#### [Work to be completed]
Search the material for the string "this", then report how many lines hold it, with no other text.

[Listed records start]

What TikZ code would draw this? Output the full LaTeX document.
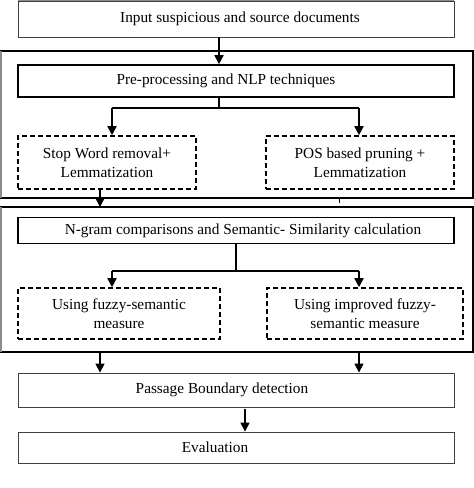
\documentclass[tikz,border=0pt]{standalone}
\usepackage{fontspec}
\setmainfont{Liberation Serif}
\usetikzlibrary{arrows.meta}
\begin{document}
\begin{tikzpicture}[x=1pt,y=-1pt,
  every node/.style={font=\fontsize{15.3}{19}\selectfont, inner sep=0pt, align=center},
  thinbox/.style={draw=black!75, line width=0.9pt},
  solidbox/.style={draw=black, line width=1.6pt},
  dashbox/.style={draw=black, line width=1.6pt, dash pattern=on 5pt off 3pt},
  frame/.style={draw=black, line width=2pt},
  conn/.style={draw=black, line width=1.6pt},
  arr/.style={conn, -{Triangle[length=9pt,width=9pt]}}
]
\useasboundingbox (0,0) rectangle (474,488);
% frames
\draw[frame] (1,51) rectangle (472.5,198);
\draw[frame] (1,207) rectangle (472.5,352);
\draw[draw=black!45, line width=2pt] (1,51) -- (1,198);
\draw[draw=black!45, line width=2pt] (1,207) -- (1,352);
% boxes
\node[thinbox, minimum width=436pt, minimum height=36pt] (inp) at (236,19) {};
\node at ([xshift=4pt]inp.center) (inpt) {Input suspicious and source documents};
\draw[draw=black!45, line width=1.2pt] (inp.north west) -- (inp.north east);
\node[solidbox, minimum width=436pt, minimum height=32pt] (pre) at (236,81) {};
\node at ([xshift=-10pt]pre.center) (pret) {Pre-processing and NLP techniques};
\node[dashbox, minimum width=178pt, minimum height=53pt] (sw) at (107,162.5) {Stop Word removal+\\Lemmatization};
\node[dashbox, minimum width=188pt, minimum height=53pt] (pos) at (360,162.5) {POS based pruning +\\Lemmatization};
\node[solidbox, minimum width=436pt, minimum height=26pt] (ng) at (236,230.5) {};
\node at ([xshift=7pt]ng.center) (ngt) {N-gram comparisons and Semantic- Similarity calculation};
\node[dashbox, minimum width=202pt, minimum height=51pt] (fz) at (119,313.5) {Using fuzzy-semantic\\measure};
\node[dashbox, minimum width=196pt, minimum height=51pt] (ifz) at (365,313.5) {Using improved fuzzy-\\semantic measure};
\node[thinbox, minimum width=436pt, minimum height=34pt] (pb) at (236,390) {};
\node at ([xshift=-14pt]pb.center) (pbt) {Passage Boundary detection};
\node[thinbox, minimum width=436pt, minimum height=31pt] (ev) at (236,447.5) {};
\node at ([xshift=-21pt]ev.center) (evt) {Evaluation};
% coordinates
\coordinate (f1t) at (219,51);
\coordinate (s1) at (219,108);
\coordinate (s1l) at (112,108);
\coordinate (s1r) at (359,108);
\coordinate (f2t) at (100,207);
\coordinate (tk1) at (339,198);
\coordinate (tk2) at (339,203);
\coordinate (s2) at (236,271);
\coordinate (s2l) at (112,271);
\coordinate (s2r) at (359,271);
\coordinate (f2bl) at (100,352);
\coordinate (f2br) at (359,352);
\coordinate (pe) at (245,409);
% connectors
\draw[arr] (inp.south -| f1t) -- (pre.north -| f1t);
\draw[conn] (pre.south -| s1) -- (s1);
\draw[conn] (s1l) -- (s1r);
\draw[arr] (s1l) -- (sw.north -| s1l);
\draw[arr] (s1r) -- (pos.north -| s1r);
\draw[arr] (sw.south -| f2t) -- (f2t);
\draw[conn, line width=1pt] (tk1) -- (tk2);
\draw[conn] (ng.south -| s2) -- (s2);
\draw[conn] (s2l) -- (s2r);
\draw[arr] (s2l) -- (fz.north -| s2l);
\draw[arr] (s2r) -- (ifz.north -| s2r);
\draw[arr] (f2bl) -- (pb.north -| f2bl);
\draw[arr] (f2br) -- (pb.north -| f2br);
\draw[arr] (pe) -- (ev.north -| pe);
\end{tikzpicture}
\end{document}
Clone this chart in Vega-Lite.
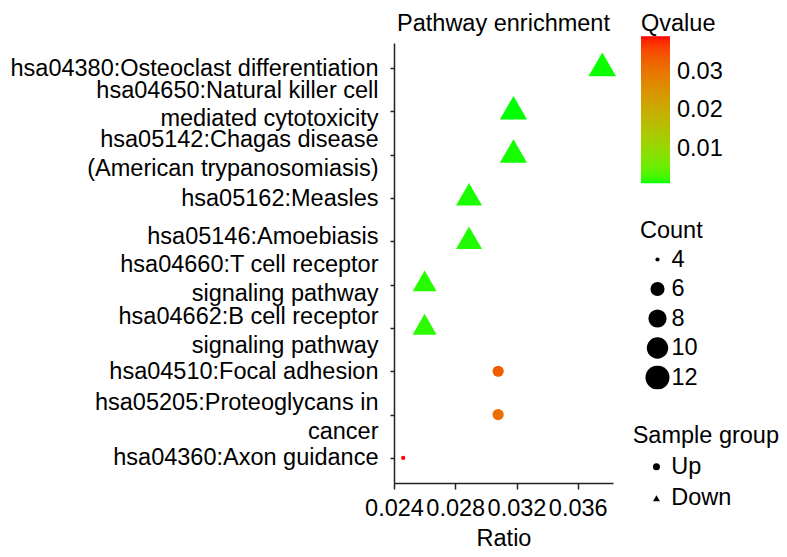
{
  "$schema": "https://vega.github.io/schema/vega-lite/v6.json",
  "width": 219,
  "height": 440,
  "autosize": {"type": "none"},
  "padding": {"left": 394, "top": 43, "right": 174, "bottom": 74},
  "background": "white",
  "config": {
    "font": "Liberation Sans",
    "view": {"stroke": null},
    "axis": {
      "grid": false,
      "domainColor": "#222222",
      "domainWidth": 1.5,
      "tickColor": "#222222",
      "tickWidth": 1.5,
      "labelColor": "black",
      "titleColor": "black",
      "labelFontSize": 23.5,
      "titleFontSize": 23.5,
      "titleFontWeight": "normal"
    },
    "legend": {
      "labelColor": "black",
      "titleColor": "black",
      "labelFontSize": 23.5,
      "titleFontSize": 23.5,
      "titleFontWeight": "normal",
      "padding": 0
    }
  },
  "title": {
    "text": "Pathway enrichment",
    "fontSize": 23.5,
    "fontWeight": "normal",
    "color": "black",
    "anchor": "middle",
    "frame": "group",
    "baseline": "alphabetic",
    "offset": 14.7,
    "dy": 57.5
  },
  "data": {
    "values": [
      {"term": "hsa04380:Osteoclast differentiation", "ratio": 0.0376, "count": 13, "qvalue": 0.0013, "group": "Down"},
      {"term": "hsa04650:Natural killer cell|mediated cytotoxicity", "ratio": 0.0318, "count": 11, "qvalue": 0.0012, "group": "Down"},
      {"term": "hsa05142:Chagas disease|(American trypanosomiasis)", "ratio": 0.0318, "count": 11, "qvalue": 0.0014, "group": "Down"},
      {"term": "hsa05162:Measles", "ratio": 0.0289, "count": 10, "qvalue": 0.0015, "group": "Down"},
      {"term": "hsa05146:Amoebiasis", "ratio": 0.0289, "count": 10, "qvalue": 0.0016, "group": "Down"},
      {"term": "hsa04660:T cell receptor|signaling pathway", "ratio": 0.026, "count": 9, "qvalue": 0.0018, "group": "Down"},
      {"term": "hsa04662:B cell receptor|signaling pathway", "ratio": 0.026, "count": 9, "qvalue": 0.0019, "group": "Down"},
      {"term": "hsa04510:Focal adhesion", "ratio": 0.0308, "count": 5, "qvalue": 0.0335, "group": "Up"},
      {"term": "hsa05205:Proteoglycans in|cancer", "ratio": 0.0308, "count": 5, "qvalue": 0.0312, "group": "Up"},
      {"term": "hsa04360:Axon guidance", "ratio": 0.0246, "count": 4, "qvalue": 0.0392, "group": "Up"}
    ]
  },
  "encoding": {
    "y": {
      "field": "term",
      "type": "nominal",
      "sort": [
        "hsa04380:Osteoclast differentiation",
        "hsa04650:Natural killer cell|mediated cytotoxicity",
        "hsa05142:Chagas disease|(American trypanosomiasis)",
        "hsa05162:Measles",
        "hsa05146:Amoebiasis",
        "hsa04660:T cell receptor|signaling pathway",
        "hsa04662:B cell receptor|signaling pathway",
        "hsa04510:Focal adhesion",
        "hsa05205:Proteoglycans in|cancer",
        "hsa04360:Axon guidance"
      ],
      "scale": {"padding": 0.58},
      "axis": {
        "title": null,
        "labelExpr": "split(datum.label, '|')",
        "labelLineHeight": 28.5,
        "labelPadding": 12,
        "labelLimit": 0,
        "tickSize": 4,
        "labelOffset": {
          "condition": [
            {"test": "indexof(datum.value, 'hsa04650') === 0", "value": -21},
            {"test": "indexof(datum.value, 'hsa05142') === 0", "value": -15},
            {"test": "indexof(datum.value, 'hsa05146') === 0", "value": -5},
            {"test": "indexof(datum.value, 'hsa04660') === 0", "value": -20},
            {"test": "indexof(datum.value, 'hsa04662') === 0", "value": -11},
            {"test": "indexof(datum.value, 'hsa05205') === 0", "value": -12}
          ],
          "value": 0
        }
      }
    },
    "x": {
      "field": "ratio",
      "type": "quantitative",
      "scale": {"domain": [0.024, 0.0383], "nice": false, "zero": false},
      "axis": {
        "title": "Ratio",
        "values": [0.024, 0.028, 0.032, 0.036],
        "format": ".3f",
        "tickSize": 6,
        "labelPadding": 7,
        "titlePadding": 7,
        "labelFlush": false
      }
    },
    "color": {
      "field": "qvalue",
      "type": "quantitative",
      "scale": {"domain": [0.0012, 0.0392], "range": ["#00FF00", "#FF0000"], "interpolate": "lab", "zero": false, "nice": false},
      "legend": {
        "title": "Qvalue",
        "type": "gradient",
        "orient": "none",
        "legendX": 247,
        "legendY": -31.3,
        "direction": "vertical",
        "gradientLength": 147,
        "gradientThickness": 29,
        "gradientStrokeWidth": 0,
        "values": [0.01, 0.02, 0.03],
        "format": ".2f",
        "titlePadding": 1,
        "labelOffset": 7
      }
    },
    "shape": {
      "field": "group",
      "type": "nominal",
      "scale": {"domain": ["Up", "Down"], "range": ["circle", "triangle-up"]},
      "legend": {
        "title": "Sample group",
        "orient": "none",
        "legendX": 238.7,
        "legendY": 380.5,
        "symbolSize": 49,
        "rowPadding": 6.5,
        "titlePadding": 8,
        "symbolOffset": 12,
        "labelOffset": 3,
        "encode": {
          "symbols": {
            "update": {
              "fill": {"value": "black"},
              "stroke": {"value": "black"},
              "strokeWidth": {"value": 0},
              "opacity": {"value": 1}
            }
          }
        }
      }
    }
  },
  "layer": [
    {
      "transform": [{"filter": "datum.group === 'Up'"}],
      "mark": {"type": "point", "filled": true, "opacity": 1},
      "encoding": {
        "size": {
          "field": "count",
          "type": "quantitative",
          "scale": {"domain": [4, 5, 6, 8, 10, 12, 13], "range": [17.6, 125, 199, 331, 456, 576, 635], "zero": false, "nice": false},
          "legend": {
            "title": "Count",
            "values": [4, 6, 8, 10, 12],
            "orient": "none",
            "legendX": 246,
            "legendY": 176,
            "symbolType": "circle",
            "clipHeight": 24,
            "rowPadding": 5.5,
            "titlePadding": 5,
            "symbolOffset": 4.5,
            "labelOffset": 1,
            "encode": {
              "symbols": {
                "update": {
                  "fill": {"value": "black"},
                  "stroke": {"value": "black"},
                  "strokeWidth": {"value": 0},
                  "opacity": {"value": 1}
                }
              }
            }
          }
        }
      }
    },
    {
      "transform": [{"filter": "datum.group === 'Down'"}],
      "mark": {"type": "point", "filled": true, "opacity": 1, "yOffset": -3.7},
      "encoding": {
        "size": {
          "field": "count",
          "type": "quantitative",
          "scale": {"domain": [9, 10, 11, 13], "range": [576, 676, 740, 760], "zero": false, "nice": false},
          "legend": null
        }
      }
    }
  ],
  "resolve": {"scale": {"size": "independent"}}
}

[Listed records end]

#### [Solution to the exercise]
2